Pridefest celebrates 30th anniversary with parade

By Eric Saporito

Parade revelers twirled rainbow-colored Mylar streamers while marching on the quiet streets… Parade revelers twirled rainbow-colored Mylar streamers while marching on the quiet streets of a Shadyside neighborhood Saturday morning, as the gay and lesbian community of Pittsburgh celebrated International Pride Month.

Interpride, the International Association of Lesbian, Gay, Bisexual and Transgender Pride Coordinators, chose the theme “Pride Through Peace” to celebrate the 30th anniversary of the pride parade, which was sponsored this year by Pittsburgh’s Gay and Lesbian Community Center, located in Squirrel Hill.

The focus of this year’s parade was youth empowerment. The youth group from the GLCC, joined by cast members from City Theatre’s production of “Hedwig and the Angry Inch,” led the parade from behind a Pittsburgh Police escort.
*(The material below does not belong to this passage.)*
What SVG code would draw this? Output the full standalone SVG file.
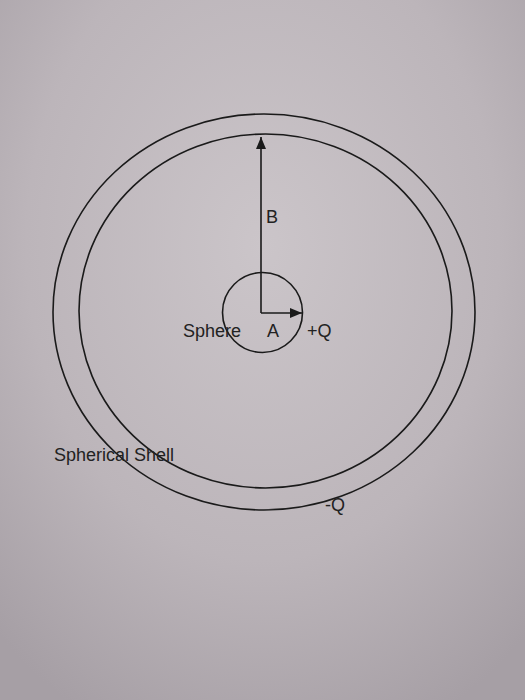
<svg xmlns="http://www.w3.org/2000/svg" width="525" height="700" viewBox="0 0 525 700">
  <defs>
    <radialGradient id="bg" cx="0.5" cy="0.35" r="0.75">
      <stop offset="0" stop-color="#cbc5c9"/>
      <stop offset="0.6" stop-color="#bcb5ba"/>
      <stop offset="1" stop-color="#a69fa5"/>
    </radialGradient>
    <marker id="arrow" viewBox="0 0 12 10" refX="12" refY="5" markerWidth="12" markerHeight="10" markerUnits="userSpaceOnUse" orient="auto">
      <path d="M0,0 L12,5 L0,10 Z" fill="#1a1a1a"/>
    </marker>
    <style>
      .shape { fill: none; stroke: #1a1a1a; stroke-width: 1.6; }
      .conn { fill: none; stroke: #1a1a1a; stroke-width: 1.6; marker-end: url(#arrow); }
      .lbl { font-family: "Liberation Sans", Arial, sans-serif; font-size: 18px; fill: #222; }
    </style>
  </defs>
  <rect width="525" height="700" fill="url(#bg)"/>
  <g id="outer-shell">
    <ellipse class="shape" cx="264" cy="312" rx="211" ry="198"/>
  </g>
  <g id="inner-shell">
    <ellipse class="shape" cx="265.5" cy="311" rx="186.5" ry="177"/>
  </g>
  <g id="sphere">
    <circle class="shape" cx="262.5" cy="312.5" r="40"/>
  </g>
  <g id="connectors">
    <line class="conn" x1="261" y1="313" x2="261" y2="137"/>
    <line class="conn" x1="261" y1="313" x2="302" y2="313"/>
  </g>
  <g id="labels">
    <text class="lbl" x="266" y="223">B</text>
    <text class="lbl" x="183" y="337">Sphere</text>
    <text class="lbl" x="267" y="337">A</text>
    <text class="lbl" x="307" y="337">+Q</text>
    <text class="lbl" x="54" y="461">Spherical Shell</text>
    <text class="lbl" x="325" y="511">-Q</text>
  </g>
</svg>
As the parade wound its way through Shadyside, drag queens in rhinestones and sequin dresses and men wearing black leather vests and chaps danced in the streets, rode in the backs of pick-up trucks and waved to bystanders. The parade route has changed over the years; it started Downtown and finished at Schenley Park in 1973. Through the years, the parade underwent many changes, from altered routes to gaining and losing groups willing to march in solidarity with the gay and lesbian community. The parade ended in a street fair on Ellsworth Avenue with games for children of gay and lesbian partners, singers on stage, and face painting. An informational booth from the Allegheny Health Department promoted safe sex, while Pitt faculty member Deborah Aaron recruited volunteers for a women’s – hetero- and homosexual – health study to assess the prevalence and risk patterns among women with coronary heart disease.

The white canopies and tables of various community organizations lined three blocks, offering services from adoption assistance to the help of the Gay and Lesbian Neighborhood Development Association.